_RECORDS TO USE_
========================================

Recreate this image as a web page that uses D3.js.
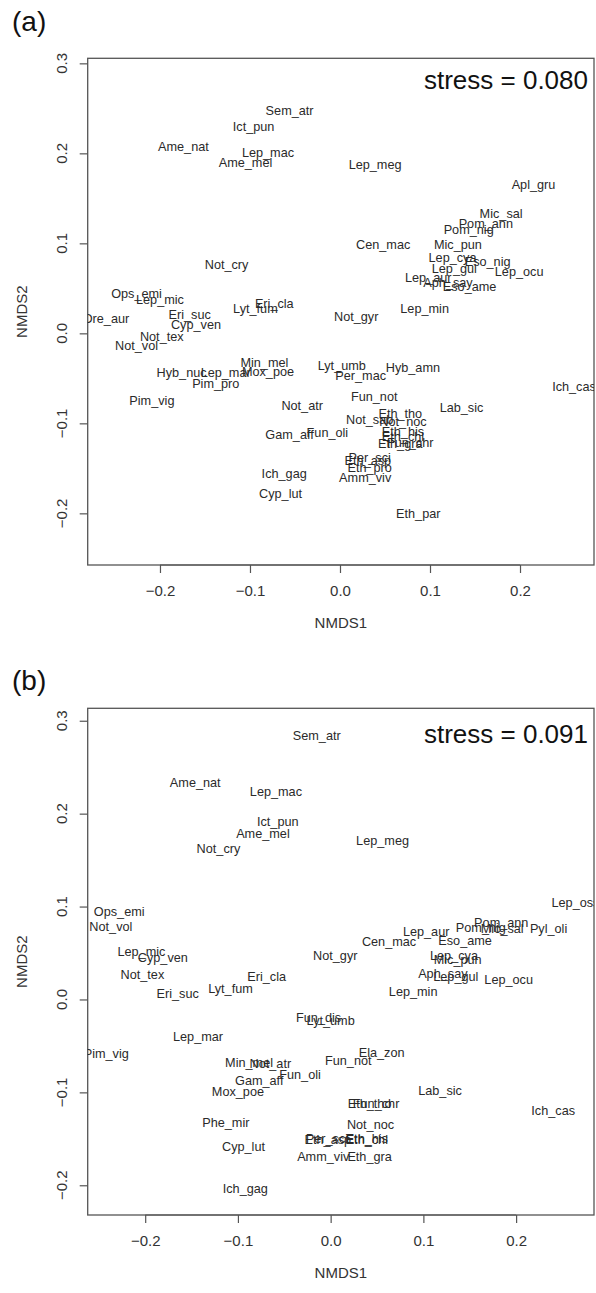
<!DOCTYPE html>
<html>
<head>
<meta charset="utf-8">
<script src="https://cdn.jsdelivr.net/npm/d3@7"></script>
<style>
  html, body { margin: 0; padding: 0; background: #ffffff; }
  svg { display: block; font-family: "Liberation Sans", Arial, sans-serif; }
</style>
</head>
<body>
<svg id="chart" width="596" height="1293"></svg>
<script>
// ---------- Panel (a) data ----------
const speciesA = ["Sem_atr","Ict_pun","Ame_nat","Lep_mac","Ame_mel","Lep_meg","Apl_gru","Mic_sal","Pom_ann","Pom_nig",
  "Cen_mac","Mic_pun","Not_cry","Lep_cya","Eso_nig","Lep_gul","Lep_ocu","Lep_aur","Aph_say","Eso_ame",
  "Ops_emi","Lep_mic","Eri_cla","Lyt_fum","Lep_min","Ore_aur","Eri_suc","Not_gyr","Cyp_ven","Not_tex",
  "Not_vol","Min_mel","Lyt_umb","Hyb_amn","Mox_poe","Hyb_nuc","Lep_mar","Per_mac","Pim_pro","Ich_cas",
  "Fun_not","Pim_vig","Not_atr","Lab_sic","Eth_tho","Not_sab","Not_noc","Eth_his","Fun_oli","Gam_aff",
  "Eth_chl","Eth_gra","Fun_chr","Per_sci","Eth_asp","Eth_pro","Ich_gag","Amm_viv","Cyp_lut","Eth_par"];
const nmds1A = [-0.056,-0.096,-0.174,-0.080,-0.105,0.039,0.215,0.179,0.162,0.143,
  0.048,0.131,-0.126,0.125,0.164,0.127,0.199,0.098,0.120,0.144,
  -0.226,-0.200,-0.073,-0.094,0.094,-0.260,-0.167,0.018,-0.160,-0.198,
  -0.226,-0.084,0.002,0.081,-0.080,-0.176,-0.127,0.023,-0.138,0.260,
  0.038,-0.209,-0.042,0.135,0.067,0.033,0.070,0.070,-0.014,-0.056,
  0.070,0.067,0.078,0.033,0.031,0.033,-0.062,0.028,-0.066,0.087];
const nmds2A = [0.248,0.230,0.207,0.201,0.190,0.188,0.165,0.133,0.122,0.115,
  0.099,0.099,0.076,0.084,0.080,0.072,0.069,0.062,0.056,0.052,
  0.044,0.038,0.033,0.028,0.028,0.016,0.021,0.019,0.010,-0.004,
  -0.014,-0.033,-0.036,-0.038,-0.042,-0.044,-0.044,-0.047,-0.056,-0.059,
  -0.070,-0.075,-0.080,-0.082,-0.089,-0.096,-0.098,-0.109,-0.110,-0.113,
  -0.115,-0.123,-0.121,-0.138,-0.141,-0.149,-0.156,-0.160,-0.178,-0.200];

// ---------- Panel (b) data ----------
const speciesB = ["Sem_atr","Ame_nat","Lep_mac","Ict_pun","Ame_mel","Lep_meg","Not_cry","Lep_oss","Ops_emi","Pom_ann",
  "Pom_nig","Mic_sal","Pyl_oli","Not_vol","Lep_aur","Cen_mac","Eso_ame","Lep_mic","Not_gyr","Lep_cya",
  "Cyp_ven","Mic_pun","Aph_say","Not_tex","Eri_cla","Lep_gul","Lep_ocu","Lyt_fum","Lep_min","Eri_suc",
  "Fun_dis","Lyt_umb","Lep_mar","Ela_zon","Pim_vig","Fun_not","Min_mel","Not_atr","Fun_oli","Gam_aff",
  "Lab_sic","Mox_poe","Eth_tho","Fun_chr","Ich_cas","Phe_mir","Not_noc","Per_sci","Eth_asp","Eth_his",
  "Eth_chl","Cyp_lut","Amm_viv","Eth_gra","Ich_gag"];
const nmds1B = [-0.015,-0.146,-0.059,-0.057,-0.073,0.056,-0.121,0.264,-0.228,0.184,
  0.162,0.185,0.235,-0.237,0.103,0.063,0.145,-0.204,0.005,0.133,
  -0.181,0.137,0.121,-0.203,-0.069,0.135,0.192,-0.108,0.089,-0.165,
  -0.013,0.000,-0.143,0.055,-0.242,0.019,-0.088,-0.065,-0.033,-0.077,
  0.118,-0.100,0.042,0.049,0.240,-0.113,0.043,-0.004,-0.003,0.039,
  0.039,-0.094,-0.008,0.042,-0.092];
const nmds2B = [0.284,0.234,0.224,0.191,0.179,0.171,0.162,0.104,0.095,0.083,
  0.077,0.076,0.076,0.078,0.073,0.062,0.063,0.052,0.047,0.047,
  0.045,0.043,0.028,0.027,0.025,0.025,0.021,0.012,0.008,0.006,
  -0.019,-0.023,-0.040,-0.057,-0.058,-0.066,-0.068,-0.069,-0.081,-0.087,
  -0.098,-0.099,-0.112,-0.112,-0.120,-0.132,-0.135,-0.150,-0.151,-0.150,
  -0.151,-0.158,-0.169,-0.169,-0.204];

// ---------- Tick labels / annotations ----------
const xTicks = [-0.2, -0.1, 0.0, 0.1, 0.2];
const yTicks = [-0.2, -0.1, 0.0, 0.1, 0.2, 0.3];
const panelLetters = ["(a)", "(b)"];
const stressLabels = ["stress = 0.080", "stress = 0.091"];
const xTitle = "NMDS1";
const yTitle = "NMDS2";

const svg = d3.select("#chart");

const panels = [
  { id: "a", letter: panelLetters[0], stress: stressLabels[0], sp: speciesA, xs: nmds1A, ys: nmds2A,
    xDom: [-0.2803, 0.2822], yDom: [-0.2574, 0.3056],
    left: 87.7, right: 594, top: 58.3, bottom: 565,
    letterY: 31, stressY: 89 },
  { id: "b", letter: panelLetters[1], stress: stressLabels[1], sp: speciesB, xs: nmds1B, ys: nmds2B,
    xDom: [-0.262, 0.284], yDom: [-0.232, 0.3134],
    left: 87.7, right: 594, top: 708.3, bottom: 1215,
    letterY: 690, stressY: 742.5 }
];

panels.forEach(p => {
  const x = d3.scaleLinear().domain(p.xDom).range([p.left, p.right]);
  const y = d3.scaleLinear().domain(p.yDom).range([p.bottom, p.top]);
  const g = svg.append("g");

  // panel letter
  g.append("text").attr("x", 12).attr("y", p.letterY)
    .attr("font-size", 28).attr("fill", "#111").text(p.letter);

  // clip for labels
  const clipId = "clip-" + p.id;
  svg.append("clipPath").attr("id", clipId).append("rect")
    .attr("x", p.left).attr("y", p.top)
    .attr("width", p.right - p.left).attr("height", p.bottom - p.top);

  // axes
  const xAxis = d3.axisBottom(x).tickValues(xTicks).tickSize(8).tickPadding(12)
    .tickFormat(d3.format(".1f"));
  const gx = g.append("g").attr("transform", `translate(0,${p.bottom})`).call(xAxis);
  gx.select(".domain").remove();
  gx.append("line").attr("x1", x(xTicks[0])).attr("x2", x(xTicks[xTicks.length - 1]))
    .attr("stroke", "#555").attr("stroke-width", 1.2);
  gx.selectAll(".tick line").attr("stroke", "#555").attr("stroke-width", 1.2);
  gx.selectAll(".tick text").attr("font-size", 15).attr("fill", "#333")
    .attr("font-family", "Liberation Sans, Arial, sans-serif");

  const yAxis = d3.axisLeft(y).tickValues(yTicks).tickSize(8).tickFormat(d3.format(".1f"));
  const gy = g.append("g").attr("transform", `translate(${p.left},0)`).call(yAxis);
  gy.select(".domain").remove();
  gy.selectAll(".tick line").attr("stroke", "#555").attr("stroke-width", 1.2);
  gy.selectAll(".tick text").remove();
  yTicks.forEach(t => {
    g.append("text")
      .attr("transform", `translate(61.7,${y(t)}) rotate(-90)`)
      .attr("text-anchor", "middle").attr("dy", "0.35em")
      .attr("font-size", 15).attr("fill", "#333")
      .text(d3.format(".1f")(t));
  });

  // box
  g.append("rect").attr("x", p.left).attr("y", p.top)
    .attr("width", p.right - p.left).attr("height", p.bottom - p.top)
    .attr("fill", "none").attr("stroke", "#555").attr("stroke-width", 1.3);

  // axis titles
  g.append("text").attr("x", (p.left + p.right) / 2).attr("y", p.bottom + 58)
    .attr("text-anchor", "middle").attr("dy", "0.35em")
    .attr("font-size", 15).attr("fill", "#333").text(xTitle);
  g.append("text")
    .attr("transform", `translate(22,${(p.top + p.bottom) / 2}) rotate(-90)`)
    .attr("text-anchor", "middle").attr("dy", "0.35em")
    .attr("font-size", 15).attr("fill", "#333").text(yTitle);

  // stress annotation
  g.append("text").attr("x", p.right - 6).attr("y", p.stressY)
    .attr("text-anchor", "end").attr("font-size", 26).attr("fill", "#111")
    .text(p.stress);

  // species labels
  const data = p.sp.map((s, i) => ({ s, x: p.xs[i], y: p.ys[i] }));
  g.append("g").attr("clip-path", `url(#${clipId})`)
    .selectAll("text").data(data).join("text")
    .attr("x", d => x(d.x)).attr("y", d => y(d.y))
    .attr("text-anchor", "middle").attr("dy", "0.35em")
    .attr("font-size", 12.7).attr("fill", "#2a2a2a")
    .text(d => d.s);
});
</script>
</body>
</html>
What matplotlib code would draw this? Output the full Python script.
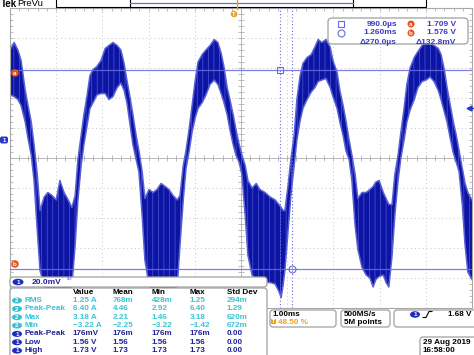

========================================

_WHAT YOU SHOULD DO_
Each line in the data that holds the string "script" should be found and copied.

_COMPLETED EXERCISE_
<script src="https://cdn.jsdelivr.net/npm/d3@7"></script>
<script>
</script>
What matplotlib code would draw this? Output the full Python script.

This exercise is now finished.